Mais adiante, volta o asfalto à rodovia, em área do município de Altamira, depois de quase 1 mil km de viagem.
De acordo com a Associação dos Produtores de Soja e Milho (Aprosoja), que fez um levantamento recente das condições do trecho entre a divisa de Mato Grosso e Pará até Santarém (PA), dos cerca de 1 mil km de estrada, mais de 400 km ainda são de terra ou estão com obras de terraplenagem e regularização do subleito ou revestimento asfáltico em andamento. A entidade reclama de falta de sinalização, drenagem subterrânea e pontes inconclusas no trajeto, além da apresentação de problemas na pavimentação em trechos já asfaltados.

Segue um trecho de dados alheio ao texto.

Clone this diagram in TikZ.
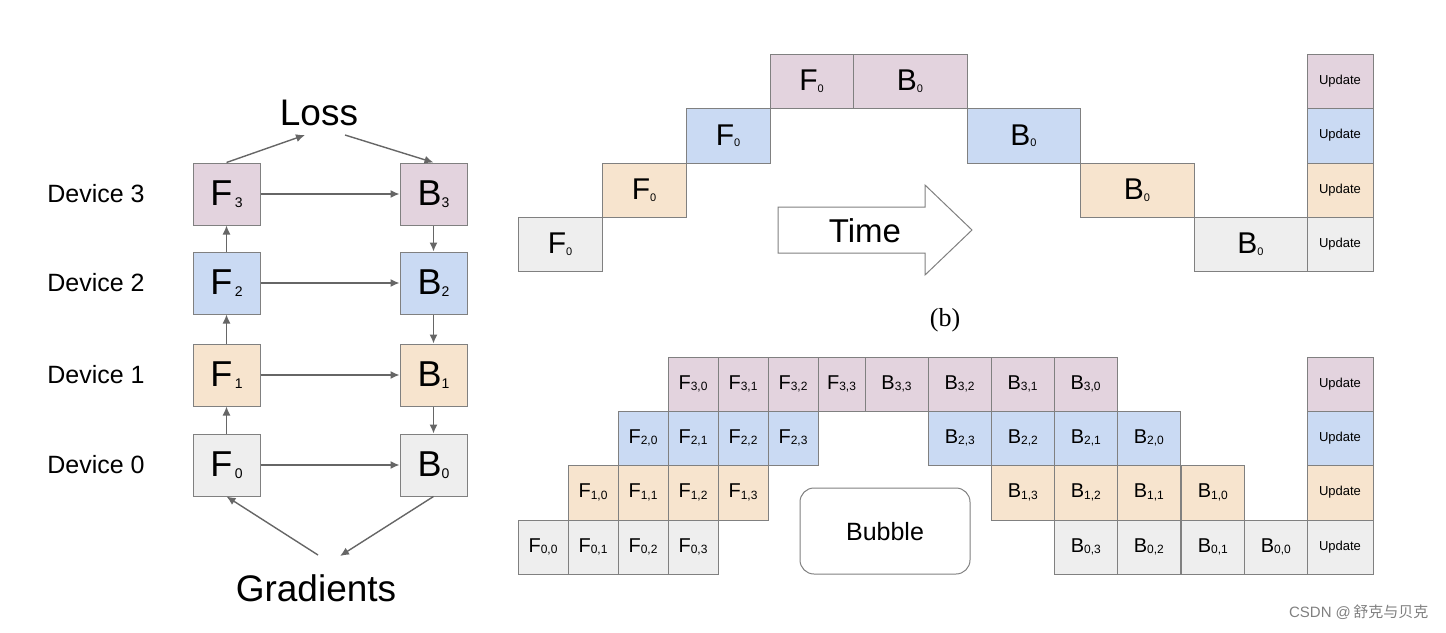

José Silva, motorista de uma carreta bitrem carregada com 37,5 t de soja, diz que faz o trajeto de Sinop para Santarém desde o ano passado. São quatro dias de viagem.
O pior trecho, segundo o caminhoneiro, é entre Rurópolis e Santarém. “Existe 170 km de chão muito ruim”, conta. Os caminhões saem em comboio rumo ao porto no Pará. A viagem à noite é interrompida por conta do perigo de tombar a carga.
A volta da viagem não tem retorno com outros produtos, como acontece, em geral, de quem vai para o Sul. Mas José Silva diz que a estrada melhorou do ano passado para cá e que prefere dirigir até Santarém a ir a Santos ou Paranaguá. “A estrada depois de Cuiabá (rumo ao Sul) é muito movimentada, com vários pedágios, caminhões demais e ainda tem fila para descarregar”, relata.
Estradas vicinais
Ao longo da Cuiabá-Santarém, principalmente no trecho que corta o cinturão dos grãos, entre Nova Mutum e Sinop, há estradas vicinais asfaltadas e mantidas por produtores rurais em convênio com o governo do estado e municípios. Algumas delas são pedagiadas.
Referidas vias ligam a BR-163 a cidade menores fora do eixo rodoviário principal, mas que são estradas de escoamento de produção.
No caso das concedidas, a gestão da rodovia fica por conta de uma acordo assinado entre o governo do estado e a associação de produtores locais participantes do consórcio.